The immediate, direct answer to whether window tints make a car hotter is that high-quality films significantly reduce a vehicle’s interior temperature by blocking solar energy. This common misconception usually stems from experiences with older or lower-grade products, which do not employ modern heat-rejection technology. The effectiveness of a window film is purely dependent on its ability to manage the solar energy spectrum before it can enter the cabin and convert into heat. Understanding the science behind how this solar energy is managed is paramount to selecting a product that will deliver maximum thermal comfort.
Understanding How Solar Energy Enters Your Vehicle
Solar energy that passes through a vehicle’s glass is comprised of three distinct energy components that contribute to cabin temperature. The first is Ultraviolet (UV) light, which makes up a small percentage of the solar energy but is highly energetic and responsible for causing interior fading, cracking of materials, and skin damage. Almost all quality window films block over 99% of this energy.
The second component is Visible Light, which allows the driver to see clearly and makes up approximately 44% of the sun’s total energy reaching the Earth’s surface. While necessary for visibility, visible light transmission through the glass also contributes to heat gain inside the vehicle. The final and largest component is Infrared (IR) radiation, which accounts for over half of the sun’s total thermal energy. This IR radiation is the primary source of the heat sensation felt inside the car.
The combined effect of these three components passing through untreated glass results in the greenhouse effect, rapidly increasing the interior temperature of a parked vehicle. A window film must be engineered to selectively manage these three different wavelengths to effectively reduce heat. Blocking only one component, such as visible light, will reduce brightness but may not significantly impact the total thermal load.
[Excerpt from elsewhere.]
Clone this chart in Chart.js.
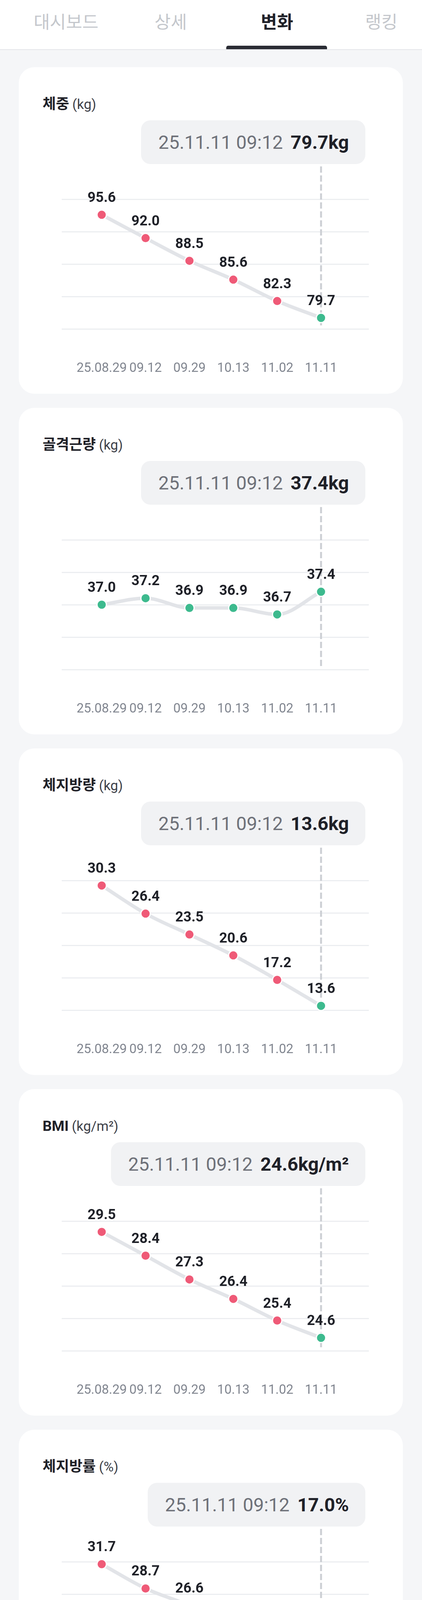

Mechanisms of Heat Rejection
Window films primarily employ two distinct physical processes to manage the incoming solar energy: reflection and absorption. Reflection occurs when a film contains materials that act like microscopic mirrors, bouncing the solar energy away from the car and back toward the atmosphere before it can pass through the glass. This method is highly efficient because the rejected energy never enters the glass to begin the heat conversion process.
The second mechanism, absorption, involves the film capturing the solar energy within its material and converting it into heat. Once absorbed, the film then attempts to dissipate this thermal energy outward through convection and conduction. This is where the misconception about a film making a car “hotter” originates; a cheap, highly absorptive film can become quite warm itself, and while it prevents the majority of energy from entering, it may re-radiate a small portion of that absorbed heat inward. However, even these films reduce the total heat gain dramatically compared to untreated glass. Advanced films optimize both processes, using selective materials to reflect the most energetic heat components while safely absorbing others.
Selecting Film Types Based on Heat Performance
A consumer should look for the Total Solar Energy Rejected (TSER) metric, which provides a comprehensive percentage of the entire solar spectrum—UV, visible light, and IR—that a film prevents from entering the vehicle. TSER is a more accurate measure of overall performance than simply looking at Infrared Rejection (IRR) alone, as it accounts for the heat contributed by all three solar components. Most quality films offer a TSER range between 30% and 80%, with higher numbers indicating better heat management.
The most affordable option is typically Dyed Film, which uses a dye in the adhesive layer to absorb light, offering low heat rejection and a relatively short lifespan before fading. Metallic Film utilizes fine metal particles to achieve good heat reflection, which results in a high TSER rating but can unfortunately interfere with cellular, GPS, and radio signals. Carbon Film is an intermediate option, using carbon particles to absorb energy with better durability and performance than dyed films.
The highest heat rejection performance comes from Ceramic Film, which incorporates nano-ceramic particles that are highly effective at blocking infrared radiation. Ceramic films are non-metallic, meaning they prevent electronic signal interference while offering TSER ratings that often exceed 60%. These films achieve this superior performance by being engineered to target and reflect the heat-carrying IR wavelengths without the need for excessive visible light tinting.